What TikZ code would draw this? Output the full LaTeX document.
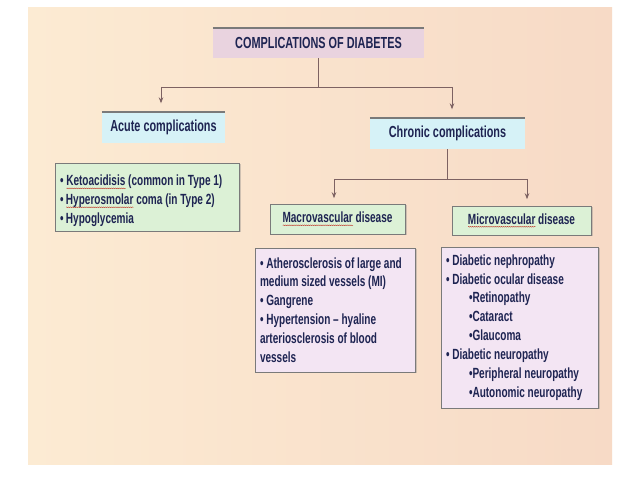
\documentclass[tikz,border=0pt]{standalone}
\usepackage{fontspec}
\setmainfont{Liberation Sans}[FakeStretch=0.68]
\usepackage{xcolor}
\usepackage{tikz}
\usetikzlibrary{arrows.meta,shadows,decorations.pathmorphing}
\definecolor{pagecream}{HTML}{FCEBD3}
\definecolor{pagepeach}{HTML}{F7DAC6}
\definecolor{titlepink}{HTML}{E9D3DF}
\definecolor{headcyan}{HTML}{D6F2F7}
\definecolor{itemgreen}{HTML}{DCF1D6}
\definecolor{itemlilac}{HTML}{F3E5F3}
\definecolor{textnavy}{HTML}{1E2452}
\definecolor{linebrown}{HTML}{7D6262}
\definecolor{edgegray}{HTML}{7A7A7A}
\definecolor{wavered}{HTML}{C0392B}
\newsavebox{\wavebox}
\newcommand{\spellwave}[1]{%
  \sbox{\wavebox}{#1}%
  \rlap{\tikz[baseline=0pt]\draw[wavered, line width=0.45pt, decorate,
    decoration={snake, amplitude=0.45pt, segment length=2.2pt}]
    (0,-2.8pt) -- (\wd\wavebox,-2.8pt);}%
  \usebox{\wavebox}}
\tikzset{
  >={Stealth[length=2.4mm,width=1.8mm]},
  line/.style={draw=linebrown, line width=0.9pt},
  arrowline/.style={line, ->},
  topline/.style={draw=edgegray, line width=2pt},
  head/.style={
    text=textnavy,
    font=\fontsize{18.2}{21}\selectfont\bfseries,
    inner sep=0pt,
    minimum height=1.24cm
  },
  box/.style={
    draw=edgegray,
    line width=0.6pt,
    drop shadow={shadow xshift=0.6mm, shadow yshift=-0.6mm, opacity=0.35},
    text=textnavy,
    align=flush left,
    font=\fontsize{16.8}{21.5}\selectfont\bfseries,
    inner xsep=0.2cm,
    inner ysep=0pt
  }
}
\begin{document}
\begin{tikzpicture}[x=1cm,y=1cm]
  \path[use as bounding box] (0,0) rectangle (25.52,19.12);
  \fill[white] (0,0) rectangle (25.52,19.12);
  \shade[left color=pagecream, right color=pagepeach] (1.12,0.52) rectangle (24.48,18.8);

  \node[head, fill=titlepink, minimum width=8.44cm, minimum height=1.2cm] (title) at (12.74,17.4)
    {COMPLICATIONS OF DIABETES};
  \node[head, fill=headcyan, minimum width=4.92cm] (acute) at (6.54,14.02)
    {Acute complications};
  \node[head, fill=headcyan, minimum width=6.2cm] (chronic) at (17.9,13.78)
    {Chronic complications};

  \node[box, fill=itemgreen, text width=6.96cm, minimum height=2.72cm] (acutelist) at (5.88,11.24)
    {\rule{0pt}{0.75cm}\textbullet\ \spellwave{Ketoacidisis} (common in Type 1)\\
     \textbullet\,\spellwave{Hyperosmolar} coma (in Type 2)\\
     \textbullet\,Hypoglycemia};

  \node[box, fill=itemgreen, align=center, minimum width=5.4cm, minimum height=1.2cm] (macro) at (13.5,10.36)
    {\spellwave{Macrovascular} disease};
  \node[box, fill=itemgreen, align=center, minimum width=5.56cm, minimum height=1.16cm] (micro) at (20.86,10.3)
    {\spellwave{Microvascular} disease};

  \node[box, fill=itemlilac, text width=6.0cm, minimum height=4.96cm] (macrolist) at (13.4,6.72)
    {\textbullet\ Atherosclerosis of large and\\
     medium sized vessels (MI)\\
     \textbullet\ Gangrene\\
     \textbullet\ Hypertension -- hyaline\\
     arteriosclerosis of blood\\
     vessels};
  \node[box, fill=itemlilac, text width=5.88cm, minimum height=6.44cm] (microlist) at (20.78,6.02)
    {\textbullet\ Diabetic nephropathy\\
     \textbullet\ Diabetic ocular disease\\
     \hspace*{0.92cm}\textbullet Retinopathy\\
     \hspace*{0.92cm}\textbullet Cataract\\
     \hspace*{0.92cm}\textbullet Glaucoma\\
     \textbullet\ Diabetic neuropathy\\
     \hspace*{0.92cm}\textbullet Peripheral neuropathy\\
     \hspace*{0.92cm}\textbullet Autonomic neuropathy};

  \foreach \n in {title,acute,chronic}
    \draw[topline] (\n.north west) -- (\n.north east);

  \coordinate (forkl) at (6.44,15.64);
  \coordinate (forkr) at (18.08,15.64);
  \draw[line] (title.south) -- (title.south |- forkl);
  \draw[line] (forkl) -- (forkr);
  \draw[arrowline, shorten >=3.4mm] (forkl) -- (forkl |- acute.north);
  \draw[arrowline, shorten >=3.4mm] (forkr) -- (forkr |- chronic.north);

  \coordinate (subl) at (13.36,11.96);
  \coordinate (subr) at (21.08,11.96);
  \draw[line] (chronic.south) -- (chronic.south |- subl);
  \draw[line] (subl) -- (subr);
  \draw[arrowline, shorten >=2.2mm] (subl) -- (subl |- macro.north);
  \draw[arrowline, shorten >=2.6mm] (subr) -- (subr |- micro.north);
\end{tikzpicture}
\end{document}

_____

*Exercise description*: Take the data above and repeat it exactly, leaving each picture out.

*Exercise answer*:
What TikZ code would draw this? Output the full LaTeX document.
\documentclass[tikz,border=0pt]{standalone}
\usepackage{fontspec}
\setmainfont{Liberation Sans}[FakeStretch=0.68]
\usepackage{xcolor}
\usepackage{tikz}
\usetikzlibrary{arrows.meta,shadows,decorations.pathmorphing}
\definecolor{pagecream}{HTML}{FCEBD3}
\definecolor{pagepeach}{HTML}{F7DAC6}
\definecolor{titlepink}{HTML}{E9D3DF}
\definecolor{headcyan}{HTML}{D6F2F7}
\definecolor{itemgreen}{HTML}{DCF1D6}
\definecolor{itemlilac}{HTML}{F3E5F3}
\definecolor{textnavy}{HTML}{1E2452}
\definecolor{linebrown}{HTML}{7D6262}
\definecolor{edgegray}{HTML}{7A7A7A}
\definecolor{wavered}{HTML}{C0392B}
\newsavebox{\wavebox}
\newcommand{\spellwave}[1]{%
  \sbox{\wavebox}{#1}%
  \rlap{\tikz[baseline=0pt]\draw[wavered, line width=0.45pt, decorate,
    decoration={snake, amplitude=0.45pt, segment length=2.2pt}]
    (0,-2.8pt) -- (\wd\wavebox,-2.8pt);}%
  \usebox{\wavebox}}
\tikzset{
  >={Stealth[length=2.4mm,width=1.8mm]},
  line/.style={draw=linebrown, line width=0.9pt},
  arrowline/.style={line, ->},
  topline/.style={draw=edgegray, line width=2pt},
  head/.style={
    text=textnavy,
    font=\fontsize{18.2}{21}\selectfont\bfseries,
    inner sep=0pt,
    minimum height=1.24cm
  },
  box/.style={
    draw=edgegray,
    line width=0.6pt,
    drop shadow={shadow xshift=0.6mm, shadow yshift=-0.6mm, opacity=0.35},
    text=textnavy,
    align=flush left,
    font=\fontsize{16.8}{21.5}\selectfont\bfseries,
    inner xsep=0.2cm,
    inner ysep=0pt
  }
}
\begin{document}
\begin{tikzpicture}[x=1cm,y=1cm]
  \path[use as bounding box] (0,0) rectangle (25.52,19.12);
  \fill[white] (0,0) rectangle (25.52,19.12);
  \shade[left color=pagecream, right color=pagepeach] (1.12,0.52) rectangle (24.48,18.8);

  \node[head, fill=titlepink, minimum width=8.44cm, minimum height=1.2cm] (title) at (12.74,17.4)
    {COMPLICATIONS OF DIABETES};
  \node[head, fill=headcyan, minimum width=4.92cm] (acute) at (6.54,14.02)
    {Acute complications};
  \node[head, fill=headcyan, minimum width=6.2cm] (chronic) at (17.9,13.78)
    {Chronic complications};

  \node[box, fill=itemgreen, text width=6.96cm, minimum height=2.72cm] (acutelist) at (5.88,11.24)
    {\rule{0pt}{0.75cm}\textbullet\ \spellwave{Ketoacidisis} (common in Type 1)\\
     \textbullet\,\spellwave{Hyperosmolar} coma (in Type 2)\\
     \textbullet\,Hypoglycemia};

  \node[box, fill=itemgreen, align=center, minimum width=5.4cm, minimum height=1.2cm] (macro) at (13.5,10.36)
    {\spellwave{Macrovascular} disease};
  \node[box, fill=itemgreen, align=center, minimum width=5.56cm, minimum height=1.16cm] (micro) at (20.86,10.3)
    {\spellwave{Microvascular} disease};

  \node[box, fill=itemlilac, text width=6.0cm, minimum height=4.96cm] (macrolist) at (13.4,6.72)
    {\textbullet\ Atherosclerosis of large and\\
     medium sized vessels (MI)\\
     \textbullet\ Gangrene\\
     \textbullet\ Hypertension -- hyaline\\
     arteriosclerosis of blood\\
     vessels};
  \node[box, fill=itemlilac, text width=5.88cm, minimum height=6.44cm] (microlist) at (20.78,6.02)
    {\textbullet\ Diabetic nephropathy\\
     \textbullet\ Diabetic ocular disease\\
     \hspace*{0.92cm}\textbullet Retinopathy\\
     \hspace*{0.92cm}\textbullet Cataract\\
     \hspace*{0.92cm}\textbullet Glaucoma\\
     \textbullet\ Diabetic neuropathy\\
     \hspace*{0.92cm}\textbullet Peripheral neuropathy\\
     \hspace*{0.92cm}\textbullet Autonomic neuropathy};

  \foreach \n in {title,acute,chronic}
    \draw[topline] (\n.north west) -- (\n.north east);

  \coordinate (forkl) at (6.44,15.64);
  \coordinate (forkr) at (18.08,15.64);
  \draw[line] (title.south) -- (title.south |- forkl);
  \draw[line] (forkl) -- (forkr);
  \draw[arrowline, shorten >=3.4mm] (forkl) -- (forkl |- acute.north);
  \draw[arrowline, shorten >=3.4mm] (forkr) -- (forkr |- chronic.north);

  \coordinate (subl) at (13.36,11.96);
  \coordinate (subr) at (21.08,11.96);
  \draw[line] (chronic.south) -- (chronic.south |- subl);
  \draw[line] (subl) -- (subr);
  \draw[arrowline, shorten >=2.2mm] (subl) -- (subl |- macro.north);
  \draw[arrowline, shorten >=2.6mm] (subr) -- (subr |- micro.north);
\end{tikzpicture}
\end{document}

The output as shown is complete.